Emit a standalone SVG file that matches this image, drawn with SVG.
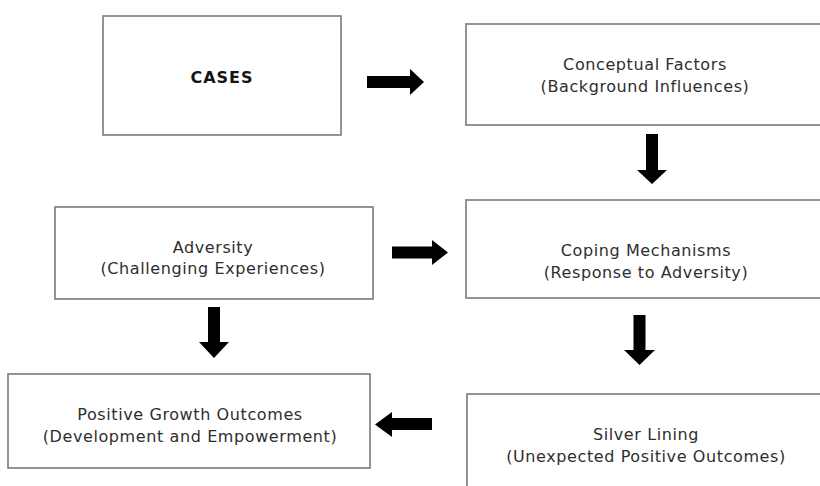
<svg xmlns="http://www.w3.org/2000/svg" width="820" height="486" viewBox="0 0 820 486">
<style>
.box{fill:#fff;stroke:#7a7a7a;stroke-width:1.6}
.t{font-family:"DejaVu Sans",Verdana,sans-serif;font-size:16px;letter-spacing:0.6px;fill:#2e2e2e;text-anchor:middle}
.b{font-family:"DejaVu Sans",Verdana,sans-serif;font-size:16px;letter-spacing:1px;font-weight:bold;fill:#151515;text-anchor:middle}
.arr{fill:#000}
</style>
<rect width="820" height="486" fill="#fff"/>
<g id="cases">
<rect class="box" x="103" y="16" width="238" height="119"/>
<text class="b" x="222" y="83">CASES</text>
</g>
<g id="conceptual">
<rect class="box" x="466" y="24" width="362" height="101"/>
<text class="t" x="645" y="70">Conceptual Factors</text>
<text class="t" x="645" y="92">(Background Influences)</text>
</g>
<g id="adversity">
<rect class="box" x="55" y="207" width="318" height="92"/>
<text class="t" x="213" y="253">Adversity</text>
<text class="t" x="213" y="274">(Challenging Experiences)</text>
</g>
<g id="coping">
<rect class="box" x="466" y="200" width="362" height="98"/>
<text class="t" x="646" y="256">Coping Mechanisms</text>
<text class="t" x="646" y="278">(Response to Adversity)</text>
</g>
<g id="positive">
<rect class="box" x="8" y="374" width="362" height="94"/>
<text class="t" x="190" y="420">Positive Growth Outcomes</text>
<text class="t" x="190" y="442">(Development and Empowerment)</text>
</g>
<g id="silver">
<rect class="box" x="467" y="394" width="361" height="100"/>
<text class="t" x="646" y="440">Silver Lining</text>
<text class="t" x="646" y="462">(Unexpected Positive Outcomes)</text>
</g>
<g id="connectors">
<polygon class="arr" points="367,76 410,76 410,69 424,82 410,95 410,88 367,88"/>
<polygon class="arr" points="392,246.5 432,246.5 432,240 448,252.5 432,265 432,258.5 392,258.5"/>
<polygon class="arr" points="646,134 658,134 658,170 667,170 652,184 637,170 646,170"/>
<polygon class="arr" points="208,307 220,307 220,342 229,342 214,358 199,342 208,342"/>
<polygon class="arr" points="633.5,315 645.5,315 645.5,350 655,350 639.5,365 624,350 633.5,350"/>
<polygon class="arr" points="432,418 392,418 392,412 375,424.5 392,437 392,430 432,430"/>
</g>
</svg>
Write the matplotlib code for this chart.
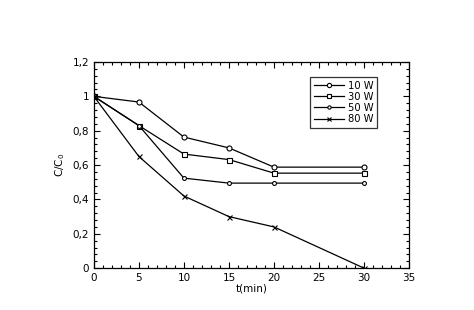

★ ★ ★ ★

What you need to do
Output the material word for word, omitting its pictures.

Response for this exercise
Emit a standalone SVG file that matches this image, drawn with SVG.
<svg xmlns="http://www.w3.org/2000/svg" width="820" height="486" viewBox="0 0 820 486">
<style>
.box{fill:#fff;stroke:#7a7a7a;stroke-width:1.6}
.t{font-family:"DejaVu Sans",Verdana,sans-serif;font-size:16px;letter-spacing:0.6px;fill:#2e2e2e;text-anchor:middle}
.b{font-family:"DejaVu Sans",Verdana,sans-serif;font-size:16px;letter-spacing:1px;font-weight:bold;fill:#151515;text-anchor:middle}
.arr{fill:#000}
</style>
<rect width="820" height="486" fill="#fff"/>
<g id="cases">
<rect class="box" x="103" y="16" width="238" height="119"/>
<text class="b" x="222" y="83">CASES</text>
</g>
<g id="conceptual">
<rect class="box" x="466" y="24" width="362" height="101"/>
<text class="t" x="645" y="70">Conceptual Factors</text>
<text class="t" x="645" y="92">(Background Influences)</text>
</g>
<g id="adversity">
<rect class="box" x="55" y="207" width="318" height="92"/>
<text class="t" x="213" y="253">Adversity</text>
<text class="t" x="213" y="274">(Challenging Experiences)</text>
</g>
<g id="coping">
<rect class="box" x="466" y="200" width="362" height="98"/>
<text class="t" x="646" y="256">Coping Mechanisms</text>
<text class="t" x="646" y="278">(Response to Adversity)</text>
</g>
<g id="positive">
<rect class="box" x="8" y="374" width="362" height="94"/>
<text class="t" x="190" y="420">Positive Growth Outcomes</text>
<text class="t" x="190" y="442">(Development and Empowerment)</text>
</g>
<g id="silver">
<rect class="box" x="467" y="394" width="361" height="100"/>
<text class="t" x="646" y="440">Silver Lining</text>
<text class="t" x="646" y="462">(Unexpected Positive Outcomes)</text>
</g>
<g id="connectors">
<polygon class="arr" points="367,76 410,76 410,69 424,82 410,95 410,88 367,88"/>
<polygon class="arr" points="392,246.5 432,246.5 432,240 448,252.5 432,265 432,258.5 392,258.5"/>
<polygon class="arr" points="646,134 658,134 658,170 667,170 652,184 637,170 646,170"/>
<polygon class="arr" points="208,307 220,307 220,342 229,342 214,358 199,342 208,342"/>
<polygon class="arr" points="633.5,315 645.5,315 645.5,350 655,350 639.5,365 624,350 633.5,350"/>
<polygon class="arr" points="432,418 392,418 392,412 375,424.5 392,437 392,430 432,430"/>
</g>
</svg>
Write the matplotlib code for this chart.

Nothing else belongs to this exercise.